DATE PUBLISHED: November 04, 2014

megaphone_iconFinancial referral programs are critical to your firm's short- and long-term bottom line. Unlike other industries, financial customers cannot always appeal to customers strictly on price point. Take something as simple as interest rates. A savvy customer can shop around, but ultimately, they'll find at least a handful of financial firms with equally low rates. Firms need something else to help tip the scales, turn the lead into a customer, and most importantly, keep them as a customer. Which brings us to financial referral programs.


The core benefit of a financial referral program is that it allows existing customers to refer friends and get something in return. Sounds simple enough, right? Well, on the surface, yes, the underlying premise is basic; rather, it's the mechanics of actually implementing the program that can get complicated. For example, big banks have highly sophisticated programs that rely on software packages to automate the process. From our vantage point, this level of complexity is unnecessary for smaller brands just rolling out a referral program.
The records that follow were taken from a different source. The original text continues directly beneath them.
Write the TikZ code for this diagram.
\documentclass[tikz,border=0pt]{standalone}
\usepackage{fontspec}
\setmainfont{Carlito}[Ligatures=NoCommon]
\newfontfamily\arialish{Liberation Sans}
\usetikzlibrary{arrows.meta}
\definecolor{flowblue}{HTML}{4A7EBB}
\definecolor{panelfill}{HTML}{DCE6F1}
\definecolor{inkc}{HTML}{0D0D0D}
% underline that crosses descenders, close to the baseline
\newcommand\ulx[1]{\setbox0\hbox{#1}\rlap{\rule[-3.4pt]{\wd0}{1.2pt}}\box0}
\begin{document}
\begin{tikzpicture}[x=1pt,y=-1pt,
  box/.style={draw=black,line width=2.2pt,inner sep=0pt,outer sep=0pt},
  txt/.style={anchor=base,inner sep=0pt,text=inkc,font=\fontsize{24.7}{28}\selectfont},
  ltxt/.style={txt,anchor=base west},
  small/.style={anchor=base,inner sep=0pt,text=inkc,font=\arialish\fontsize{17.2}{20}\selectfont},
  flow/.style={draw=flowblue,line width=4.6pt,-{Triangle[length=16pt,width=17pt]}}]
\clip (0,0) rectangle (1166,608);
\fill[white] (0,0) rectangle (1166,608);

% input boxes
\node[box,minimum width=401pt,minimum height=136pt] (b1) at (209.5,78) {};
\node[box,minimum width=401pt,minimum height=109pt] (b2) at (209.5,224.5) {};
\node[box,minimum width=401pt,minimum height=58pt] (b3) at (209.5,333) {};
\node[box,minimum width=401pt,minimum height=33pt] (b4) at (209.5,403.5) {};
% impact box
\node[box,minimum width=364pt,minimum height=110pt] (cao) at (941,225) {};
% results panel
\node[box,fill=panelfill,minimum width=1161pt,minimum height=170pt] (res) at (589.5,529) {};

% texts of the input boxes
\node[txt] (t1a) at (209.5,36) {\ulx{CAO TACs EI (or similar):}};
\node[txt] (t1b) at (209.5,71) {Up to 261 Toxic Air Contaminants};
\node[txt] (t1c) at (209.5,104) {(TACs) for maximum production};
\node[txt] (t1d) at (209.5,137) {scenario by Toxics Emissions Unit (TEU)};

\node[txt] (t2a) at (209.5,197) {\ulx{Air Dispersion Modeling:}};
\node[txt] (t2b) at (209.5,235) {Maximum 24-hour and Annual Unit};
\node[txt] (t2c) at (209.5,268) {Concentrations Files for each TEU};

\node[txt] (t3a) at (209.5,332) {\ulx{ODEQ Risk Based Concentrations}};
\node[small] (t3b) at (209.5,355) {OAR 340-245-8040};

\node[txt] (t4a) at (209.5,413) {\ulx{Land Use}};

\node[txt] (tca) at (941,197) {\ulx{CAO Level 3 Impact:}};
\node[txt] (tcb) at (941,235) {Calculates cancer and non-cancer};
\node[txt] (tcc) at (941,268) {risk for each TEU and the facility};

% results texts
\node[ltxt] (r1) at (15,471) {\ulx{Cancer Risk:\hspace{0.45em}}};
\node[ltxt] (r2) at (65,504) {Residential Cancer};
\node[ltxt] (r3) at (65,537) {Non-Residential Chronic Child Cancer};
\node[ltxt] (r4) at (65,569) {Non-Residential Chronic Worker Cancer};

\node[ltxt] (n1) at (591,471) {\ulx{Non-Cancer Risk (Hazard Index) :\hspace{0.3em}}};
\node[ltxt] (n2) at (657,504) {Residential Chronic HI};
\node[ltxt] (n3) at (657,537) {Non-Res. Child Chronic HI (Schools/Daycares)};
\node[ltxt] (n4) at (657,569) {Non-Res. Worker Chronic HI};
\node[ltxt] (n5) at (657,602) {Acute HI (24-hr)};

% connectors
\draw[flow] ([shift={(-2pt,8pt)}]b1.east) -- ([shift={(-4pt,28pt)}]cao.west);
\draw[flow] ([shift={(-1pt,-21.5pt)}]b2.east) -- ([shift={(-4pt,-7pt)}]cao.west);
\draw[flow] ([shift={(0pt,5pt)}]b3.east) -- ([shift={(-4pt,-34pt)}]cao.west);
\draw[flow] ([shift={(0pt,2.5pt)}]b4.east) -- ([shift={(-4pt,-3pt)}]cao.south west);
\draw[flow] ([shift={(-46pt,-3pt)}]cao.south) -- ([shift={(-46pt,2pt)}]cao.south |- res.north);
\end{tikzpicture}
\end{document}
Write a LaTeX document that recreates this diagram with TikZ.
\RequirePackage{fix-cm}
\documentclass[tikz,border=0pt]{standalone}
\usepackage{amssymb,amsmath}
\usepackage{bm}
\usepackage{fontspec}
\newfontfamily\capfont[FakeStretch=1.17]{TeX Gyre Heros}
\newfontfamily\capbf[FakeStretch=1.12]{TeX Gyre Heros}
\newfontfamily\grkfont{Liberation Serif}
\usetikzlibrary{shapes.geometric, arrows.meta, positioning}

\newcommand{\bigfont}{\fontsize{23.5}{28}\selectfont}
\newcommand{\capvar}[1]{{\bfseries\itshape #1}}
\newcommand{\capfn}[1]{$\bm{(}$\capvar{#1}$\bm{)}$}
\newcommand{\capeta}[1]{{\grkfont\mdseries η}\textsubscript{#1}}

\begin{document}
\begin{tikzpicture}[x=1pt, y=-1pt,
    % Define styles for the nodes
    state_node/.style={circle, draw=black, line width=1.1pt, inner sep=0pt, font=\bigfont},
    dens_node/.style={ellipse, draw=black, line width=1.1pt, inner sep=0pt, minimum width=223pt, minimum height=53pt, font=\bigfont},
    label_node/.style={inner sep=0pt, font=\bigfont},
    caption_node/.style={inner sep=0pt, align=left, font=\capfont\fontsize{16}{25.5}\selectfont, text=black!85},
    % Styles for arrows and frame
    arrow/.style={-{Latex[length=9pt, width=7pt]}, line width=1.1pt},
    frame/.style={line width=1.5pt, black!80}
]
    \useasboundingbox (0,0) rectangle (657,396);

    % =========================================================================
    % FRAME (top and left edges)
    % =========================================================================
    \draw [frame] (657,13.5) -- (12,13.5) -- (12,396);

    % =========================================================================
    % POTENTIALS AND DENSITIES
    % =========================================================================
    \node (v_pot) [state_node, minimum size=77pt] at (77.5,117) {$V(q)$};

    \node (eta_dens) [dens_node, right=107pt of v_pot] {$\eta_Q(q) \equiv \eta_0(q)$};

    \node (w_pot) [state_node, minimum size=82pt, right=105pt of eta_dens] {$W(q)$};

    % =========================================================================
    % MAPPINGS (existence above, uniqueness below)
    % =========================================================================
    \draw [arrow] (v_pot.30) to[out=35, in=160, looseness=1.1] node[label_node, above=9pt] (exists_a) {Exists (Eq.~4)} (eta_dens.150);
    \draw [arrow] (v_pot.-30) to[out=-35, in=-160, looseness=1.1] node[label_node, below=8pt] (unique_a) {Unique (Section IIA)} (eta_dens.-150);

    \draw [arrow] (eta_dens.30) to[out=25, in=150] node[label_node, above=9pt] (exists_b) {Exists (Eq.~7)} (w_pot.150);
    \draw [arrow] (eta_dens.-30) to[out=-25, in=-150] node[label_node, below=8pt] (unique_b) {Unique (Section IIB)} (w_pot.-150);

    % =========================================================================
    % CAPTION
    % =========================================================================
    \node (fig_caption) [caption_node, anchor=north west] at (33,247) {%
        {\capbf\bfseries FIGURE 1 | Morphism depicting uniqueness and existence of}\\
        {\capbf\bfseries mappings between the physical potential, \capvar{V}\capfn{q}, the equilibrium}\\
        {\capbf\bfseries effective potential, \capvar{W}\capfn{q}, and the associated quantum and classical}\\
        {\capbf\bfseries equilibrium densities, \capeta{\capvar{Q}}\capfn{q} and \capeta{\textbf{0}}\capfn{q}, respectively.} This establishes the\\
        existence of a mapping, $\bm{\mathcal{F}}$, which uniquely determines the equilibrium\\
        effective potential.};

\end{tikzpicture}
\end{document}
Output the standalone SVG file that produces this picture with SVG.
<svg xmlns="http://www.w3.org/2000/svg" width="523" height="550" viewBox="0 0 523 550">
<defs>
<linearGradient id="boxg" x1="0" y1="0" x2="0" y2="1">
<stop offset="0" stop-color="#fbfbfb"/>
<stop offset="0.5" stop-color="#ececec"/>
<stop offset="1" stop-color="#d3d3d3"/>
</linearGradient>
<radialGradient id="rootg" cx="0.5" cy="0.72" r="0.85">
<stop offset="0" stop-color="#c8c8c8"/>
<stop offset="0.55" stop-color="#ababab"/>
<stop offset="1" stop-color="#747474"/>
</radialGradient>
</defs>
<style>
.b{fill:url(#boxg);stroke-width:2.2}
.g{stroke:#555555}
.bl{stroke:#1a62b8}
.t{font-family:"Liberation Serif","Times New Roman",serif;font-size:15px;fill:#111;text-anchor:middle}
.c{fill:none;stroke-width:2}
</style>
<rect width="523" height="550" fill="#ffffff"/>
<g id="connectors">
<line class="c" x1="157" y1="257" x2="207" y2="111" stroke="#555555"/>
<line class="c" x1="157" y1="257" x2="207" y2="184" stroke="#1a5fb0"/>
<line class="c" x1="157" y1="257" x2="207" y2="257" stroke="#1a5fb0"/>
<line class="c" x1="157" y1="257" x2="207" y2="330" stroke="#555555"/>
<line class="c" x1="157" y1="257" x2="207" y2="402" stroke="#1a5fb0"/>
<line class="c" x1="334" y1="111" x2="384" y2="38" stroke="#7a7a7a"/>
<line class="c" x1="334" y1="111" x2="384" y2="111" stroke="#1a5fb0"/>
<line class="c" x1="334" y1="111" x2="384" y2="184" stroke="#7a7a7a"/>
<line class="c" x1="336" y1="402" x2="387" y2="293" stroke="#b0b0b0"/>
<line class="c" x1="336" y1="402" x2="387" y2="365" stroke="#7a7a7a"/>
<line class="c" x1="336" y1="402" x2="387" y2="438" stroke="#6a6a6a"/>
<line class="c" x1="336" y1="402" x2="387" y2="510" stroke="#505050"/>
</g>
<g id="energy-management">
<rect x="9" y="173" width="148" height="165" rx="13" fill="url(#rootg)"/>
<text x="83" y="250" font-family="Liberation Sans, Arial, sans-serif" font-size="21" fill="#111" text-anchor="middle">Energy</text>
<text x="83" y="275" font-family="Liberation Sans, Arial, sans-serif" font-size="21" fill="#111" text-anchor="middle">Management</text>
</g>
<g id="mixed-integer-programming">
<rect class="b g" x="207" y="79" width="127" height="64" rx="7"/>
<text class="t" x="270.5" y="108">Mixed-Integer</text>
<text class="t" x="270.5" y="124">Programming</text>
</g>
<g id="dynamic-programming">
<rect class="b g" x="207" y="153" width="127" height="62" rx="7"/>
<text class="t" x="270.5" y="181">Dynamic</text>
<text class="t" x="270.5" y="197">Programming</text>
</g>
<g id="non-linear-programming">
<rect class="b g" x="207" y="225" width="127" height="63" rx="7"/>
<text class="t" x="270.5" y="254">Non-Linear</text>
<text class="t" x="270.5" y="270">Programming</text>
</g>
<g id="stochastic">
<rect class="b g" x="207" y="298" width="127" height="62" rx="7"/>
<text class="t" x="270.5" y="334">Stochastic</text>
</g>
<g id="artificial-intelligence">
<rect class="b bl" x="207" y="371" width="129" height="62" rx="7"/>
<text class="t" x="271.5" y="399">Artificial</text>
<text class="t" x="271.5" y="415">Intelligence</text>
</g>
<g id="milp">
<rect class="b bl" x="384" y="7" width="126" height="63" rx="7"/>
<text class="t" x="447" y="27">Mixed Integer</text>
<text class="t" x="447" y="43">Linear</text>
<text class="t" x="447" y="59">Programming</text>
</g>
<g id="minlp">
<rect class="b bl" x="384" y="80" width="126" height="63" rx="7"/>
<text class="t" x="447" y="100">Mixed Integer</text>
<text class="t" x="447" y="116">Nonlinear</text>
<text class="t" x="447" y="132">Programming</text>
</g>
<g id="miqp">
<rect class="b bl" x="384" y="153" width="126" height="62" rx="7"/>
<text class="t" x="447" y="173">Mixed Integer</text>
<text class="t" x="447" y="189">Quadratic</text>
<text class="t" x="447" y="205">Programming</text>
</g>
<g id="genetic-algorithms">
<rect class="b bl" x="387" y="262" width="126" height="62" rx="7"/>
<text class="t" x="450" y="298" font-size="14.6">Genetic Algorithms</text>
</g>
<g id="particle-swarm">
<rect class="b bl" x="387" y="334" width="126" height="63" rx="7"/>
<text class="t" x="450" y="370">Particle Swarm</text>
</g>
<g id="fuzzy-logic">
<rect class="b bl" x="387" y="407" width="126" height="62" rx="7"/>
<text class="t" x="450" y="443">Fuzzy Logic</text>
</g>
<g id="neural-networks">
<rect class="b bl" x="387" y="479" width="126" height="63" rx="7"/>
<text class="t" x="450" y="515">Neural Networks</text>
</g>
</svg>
In fact, a smaller bank with a handful of branches can roll out a program by using simple Web forms, manual in-store forms, and good ol' in-person customer service. Here's how.


* Establish the reward. First and foremost, determine what the referring customer will get, while realizing the more you ask of the customer, the more you'll have to give in return. Also throw in a reward for the new customer. Not surprisingly, monetary rewards elicit the highest participation. But before you determine a reward amount, calculate the return on investment. For example, a new checking customer will generate X in revenue (including cost-of-acquisition into your calculations); your bank, therefore, can afford to pay the existing customer Y for the referral.


As a side note: industry analysts estimate that referral programs that generate new deposit accounts usually pay $50 to the referrer and $50 to the new customer.


* Promote across multiple channels. Where can you most effectively reach existing customers? Facebook? eBlasts? In-store? Identify these channels and promote your program accordingly, thereby maximizing your reach.


* Keep it simple. Make it easy and quick for the new customer to sign up or for the existing customer to refer a friend. The more complicated the process, the more likely they'll abandon it.


* Keep it open-ended. A two-week promotion may add some urgency to the program, but it could reduce the amount of referrals. After all, if an existing customer refers a friend and sees how easy the process is, he'll be more inclined to refer others. By keeping the offer open-ended, you'll net more referrals.


What do you think? Has your firm rolled out a customer referral program? What's the most important element of such a program? What key ingredients did we neglect to mention?